The Brooklyn Follies & Extremely Loud and Incredibly Close
I hadn’t meant to write these two reviews together. I hadn’t meant, necessarily, to read them back-to-back.
Paul Auster is, and always will be, one of my favorite authors. If there is such a thing as a defining literary moment in one’s life, reading The New York Trilogy was it for me. Though I’d read a considerable amount by then, I had never stumbled across an author who played with the language, created a mood and weaved stories around chance and wonder, all the while somehow grounding everything in a plausible reality. Books like The Music of Chance, Moon Palace and Leviathan remain some of my all-time favorites, and while he lost me for awhile with some other works, last years Oracle Night made it clear that my Auster was back. The Brooklyn Follies begins with Nathan Glass moving to Brooklyn. He says it’s to find a place to die, though as the novel goes on it is clear he’s looking to begin a new life. Through chance (an Auster staple) he comes across his nephew Tom, and through a variety of lovely sequences, reconnects with others in his family. If this book is more straightforward than some of his earlier works, it doesn’t make it less poignant and in a lot of ways, Auster is telling a more mainstream story here. It’s about a man rediscovering what’s important to him after a bout with cancer, a failed marriage and a falling out with his daughter. It’s about what people will really do when they are given a second chance. And it’s about hope. This hope, of course – because it’s an Auster book – is not laced with daisies and candy canes. It’s more of delayed trauma. That’s because, as it becomes clearer as you work towards the end of the book, that Auster has put specific dates into his chapters for a reason. The book starts around the Bush-Gore election of 2000 and ends in September 2001. (This same device of driving towards 9/11 was used in an even more dramatic way in Nelson DeMille’s Night Fall, by the way.) I will add that Auster’s politics – which seem to be identical to mine – sometimes get in the way of the plot. Hearing Glass tell his girlfriend to always vote Democrat and that George Bush is an evil idiot is nice, but it distracted from the story in an unnecessary way.

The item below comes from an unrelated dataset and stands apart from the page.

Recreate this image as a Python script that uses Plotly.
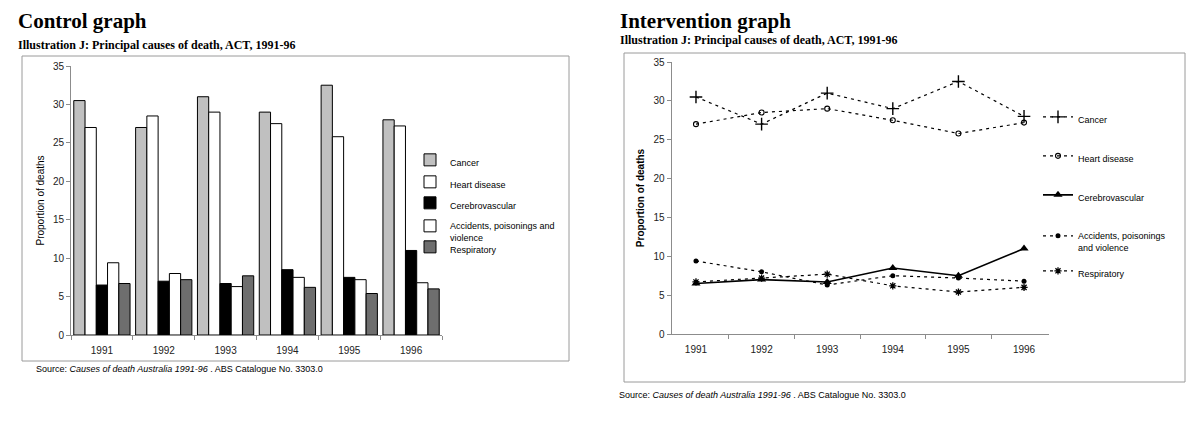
import plotly.graph_objects as go

# figure is drawn inside the page body margin (8px), so it is 16px smaller
PAGE_W, PAGE_H = 1200, 432
OFF = 8
W, H = PAGE_W - 2 * OFF, PAGE_H - 2 * OFF

years = ["1991", "1992", "1993", "1994", "1995", "1996"]
cancer = [30.5, 27.0, 31.0, 29.0, 32.5, 28.0]
heart = [27.0, 28.5, 29.0, 27.5, 25.8, 27.2]
cerebro = [6.5, 7.0, 6.7, 8.5, 7.5, 11.0]
accidents = [9.4, 8.0, 6.3, 7.5, 7.2, 6.8]
respiratory = [6.7, 7.2, 7.7, 6.2, 5.4, 6.0]
y_ticks = [0, 5, 10, 15, 20, 25, 30, 35]

values = [cancer, heart, cerebro, accidents, respiratory]


def px(x):
    return (x - OFF) / W


def py(y):
    return 1 - (y - OFF) / H


FONT = "Liberation Sans"
SERIF = "Liberation Serif"

fig = go.Figure()

# ---- left: bar chart ----
bar_colors = ["#c0c0c0", "#ffffff", "#000000", "#ffffff", "#6e6e6e"]
bar_legend_names = ["Cancer", "Heart disease", "Cerebrovascular",
                    "Accidents, poisonings and<br>violence", "Respiratory"]
for i, (name, vals, col) in enumerate(zip(bar_legend_names, values, bar_colors)):
    fig.add_trace(go.Bar(
        x=years, y=vals, name=name, legend="legend" if i == 0 else "legend%d" % (i + 1),
        marker=dict(color=col, line=dict(color="#000000", width=1)),
        xaxis="x", yaxis="y", hoverinfo="skip"))

# ---- right: line chart ----
line_legend_names = ["Cancer", "Heart disease", "Cerebrovascular",
                     "Accidents, poisonings<br>and violence", "Respiratory"]
line_styles = [
    dict(dash="3px,4px", width=1.2),
    dict(dash="3px,4px", width=1.2),
    dict(dash="solid", width=1.6),
    dict(dash="3px,4px", width=1.2),
    dict(dash="3px,4px", width=1.2),
]
markers = [
    dict(symbol="cross-thin", size=9, line=dict(color="#000", width=1.4), color="#000"),
    dict(symbol="circle-open", size=5, line=dict(color="#000", width=1.1), color="#000"),
    dict(symbol="triangle-up", size=8, color="#000", line=dict(color="#000", width=0)),
    dict(symbol="circle", size=5, color="#000", line=dict(color="#000", width=0)),
    dict(symbol="asterisk-open", size=6, line=dict(color="#000", width=1.3), color="#000"),
]
for i, (name, vals, ls, mk) in enumerate(zip(line_legend_names, values, line_styles, markers)):
    fig.add_trace(go.Scatter(
        x=years, y=vals, name=name, mode="lines+markers",
        legend="legend%d" % (i + 6),
        line=dict(color="#000000", **ls), marker=mk,
        xaxis="x2", yaxis="y2", hoverinfo="skip"))

axis_common = dict(showgrid=False, zeroline=False, showline=True,
                   linecolor="#8c8c8c", linewidth=1, ticks="outside",
                   tickcolor="#8c8c8c", ticklen=4,
                   tickfont=dict(family=FONT, size=10, color="#222"))

legend_font = dict(family=FONT, size=9, color="#000")


def leg(x, y):
    return dict(x=px(x), y=py(y), xanchor="left", yanchor="middle",
                bgcolor="rgba(0,0,0,0)", valign="top", itemwidth=30,
                font=legend_font)


# legend item centres (page pixels)
left_leg_y = [162, 184, 205, 232, 249]
right_leg_y = [119, 158, 197, 242, 273]

legends = {}
for i, yy in enumerate(left_leg_y):
    legends["legend" if i == 0 else "legend%d" % (i + 1)] = leg(410, yy)
for i, yy in enumerate(right_leg_y):
    legends["legend%d" % (i + 6)] = leg(1038, yy)

fig.update_layout(
    width=W, height=H,
    margin=dict(l=0, r=0, t=0, b=0, autoexpand=False),
    paper_bgcolor="white", plot_bgcolor="white",
    barmode="group", bargap=0.09, bargroupgap=0,
    xaxis=dict(domain=[px(71), px(442)], anchor="y", type="category",
               tickson="boundaries", ticklabelstandoff=6, **axis_common),
    yaxis=dict(domain=[py(335), py(66)], anchor="x", range=[0, 35],
               tickvals=y_ticks,
               title=dict(text="Proportion of deaths", standoff=6,
                          font=dict(family=FONT, size=10, color="#000")),
               **axis_common),
    xaxis2=dict(domain=[px(671.5), px(1048.5)], anchor="y2", type="category",
                tickson="boundaries", ticklabelstandoff=6, **axis_common),
    yaxis2=dict(domain=[py(334), py(62)], anchor="x2", range=[0, 35],
                tickvals=y_ticks,
                title=dict(text="<b>Proportion of deaths</b>", standoff=6,
                           font=dict(family=FONT, size=10, color="#000")),
                **axis_common),
    showlegend=True,
    **legends,
)

# panel borders
fig.add_shape(type="rect", xref="paper", yref="paper",
              x0=px(22), x1=px(569), y0=py(361), y1=py(56),
              line=dict(color="#9a9a9a", width=1), layer="below")
fig.add_shape(type="rect", xref="paper", yref="paper",
              x0=px(624), x1=px(1185), y0=py(382), y1=py(53),
              line=dict(color="#9a9a9a", width=1), layer="below")


def text(x, y, s, size, family, bold=False, yanchor="middle"):
    fig.add_annotation(x=px(x), y=py(y), xref="paper", yref="paper",
                       text=("<b>%s</b>" % s) if bold else s, showarrow=False,
                       xanchor="left", yanchor=yanchor, borderpad=0,
                       font=dict(family=family, size=size, color="#000"))


# main titles anchored to the top edge of the figure so they are not clipped
text(17, OFF, "Control graph", 21, SERIF, bold=True, yanchor="top")
text(17, 45, "Illustration J: Principal causes of death, ACT, 1991-96", 12, SERIF, bold=True)
text(619, OFF, "Intervention graph", 21, SERIF, bold=True, yanchor="top")
text(619, 40, "Illustration J: Principal causes of death, ACT, 1991-96", 12, SERIF, bold=True)

src = "Source: <i>Causes of death Australia 1991-96 </i>. ABS Catalogue No. 3303.0"
text(35, 369, src, 9, FONT)
text(618, 395, src, 9, FONT)

fig.write_html("out.html")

All that being said, The Brooklyn Follies is a great book, refreshing and rewarding. If it is not the dark, creepy tales Auster has shown us before, that’s okay too.
Rating: 8.5/10.0
After finishing The Brooklyn Follies, I picked up Jonathan Safran Foer’s Extremely Loud and Incredibly Close, not realizing that where Auster’s book ended, Foer’s began. The book is a story about Oskar Schell, a 9-year old whose father was killed on 9/11. Schell is a precocious, intelligent child and also one who has been crushed by his loss. He refers to his sadness as ‘heavy boots,’ and he wears them often. The story is also framed by Oskar’s grandparents – his grandfather, who left the family long before Oskar was born, lived through the horror of the Dresden bombing and has lost the power to speak. He is so terrified of emotional pain that he’s withdrawn, staying mute and needing to create “Nothing” spaces to exist in. His torment is brutal, and because he doesn’t speak (his hands are tattooed with ‘Yes’ and ‘No’ to make communication easier), he writes letters to his son from afar.
The book incorporates pictures that Oskar takes with his grandfather’s camera (passed onto him), many of which he snaps while investigating what he hopes is a clue to get him closer to his father, even in death. He discovers a key in a vase his father bought, and is determined to find the lock which it opens. Watching Oskar go through this exercise, and learn how to cope with his loss, and the horror of that day, is a hard thing to do. This is literally one of the sadder books I’ve ever read, but because it’s so emotionally connective, I enjoyed it immensely. Foer is a sickeningly talented writer (married to Nicole Krauss, another talent) and often he seems to be grinning while he writes, but he continues to be able to portray pain and sadness alongside humor in a distinct voice. This is a fantastic book.